Alternator efficiency is heavily dependent on the rotational speed of the engine crankshaft, which drives the alternator pulley through a serpentine belt. At idle, the alternator spins slowly, often producing only 30% to 50% of its rated maximum output, which is sometimes barely enough to cover the minimum electrical load. Sustained driving at highway speeds, which keeps the engine above 1,500 to 2,000 revolutions per minute, is necessary to ensure the alternator reaches its maximum current production capacity. Attempting to recharge a battery by letting the car idle in the driveway is therefore highly inefficient and significantly extends the required recovery time.
The Limitations of Using the Alternator for Full Recovery
As a battery absorbs charge, its internal resistance naturally increases, which creates a physical limitation on the alternator’s effectiveness.
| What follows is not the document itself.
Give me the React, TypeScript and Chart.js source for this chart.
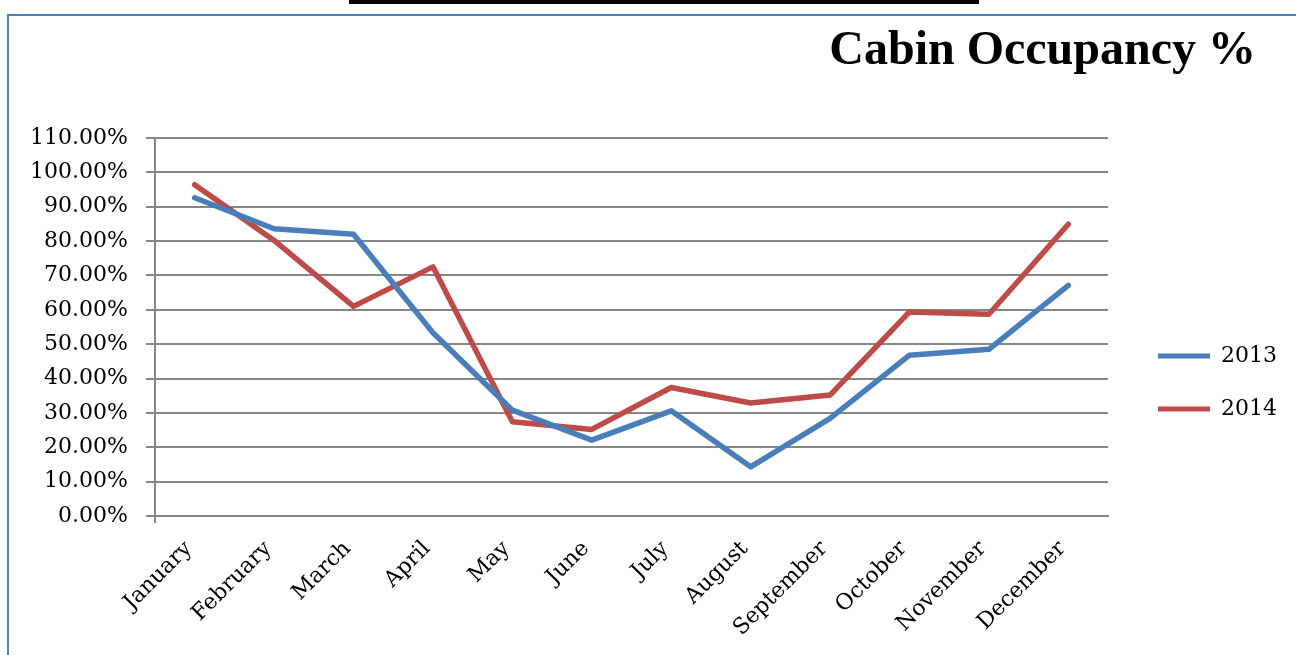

This phenomenon causes the charging rate to taper off dramatically as the battery voltage approaches the alternator’s regulated output voltage, typically around 14.4 volts. When the battery is 80% charged, the current flow begins to slow down, meaning the final 20% of charge takes significantly longer than the initial 20% did. For instance, a deeply discharged battery might initially accept 50 amps, but it will only accept 5 amps when it is near full capacity.
Pushing a high amperage into a deeply discharged battery places considerable thermal and mechanical stress on the alternator. When the battery is very low, the alternator attempts to operate near its maximum output for an extended period, leading to a substantial increase in internal operating temperature. Excessive heat can accelerate the degradation of the alternator’s internal components, such as the rectifier diodes and the voltage regulator. This prolonged, high-output operation can shorten the lifespan of the charging unit itself, a scenario common after jump-starting a completely dead battery.
The alternator’s primary goal is to maintain system voltage, not to execute a precision charge cycle, which often results in an incomplete charge state for the battery. Due to the rapid tapering effect and the alternator’s simple voltage regulation, the battery is frequently left slightly undercharged, perhaps perpetually sitting at 85% to 95% capacity. Maintaining a battery in a chronically undercharged condition promotes sulfation, where lead sulfate crystals harden on the plates, reducing the battery’s overall capacity and accelerating its eventual failure. This consistent undercharging gradually diminishes the battery’s ability to hold a full charge, leading to premature replacement.
When to Use a Dedicated Battery Charger
When a battery has been deeply discharged, or immediately after a jump-start, the most effective and safest solution is to employ a dedicated multi-stage battery charger. These smart devices are specifically programmed to manage the complex chemical process of battery recovery, ensuring a complete charge without the thermal stress associated with alternator-based recovery. A quality charger monitors the battery’s voltage and temperature throughout the process to precisely optimize the current flow.
The charging process is typically divided into three distinct phases: bulk, absorption, and float. The bulk stage delivers maximum current until the battery reaches about 80% charge, followed by the absorption stage, which slowly tapers the voltage and current to safely complete the charge. Finally, the float stage maintains the battery at a perfect state of readiness without causing overcharging damage, a level of precision the vehicle’s basic electrical system cannot achieve. Using a dedicated charger ensures the battery achieves a true 100% saturation charge, maximizing its service lifespan.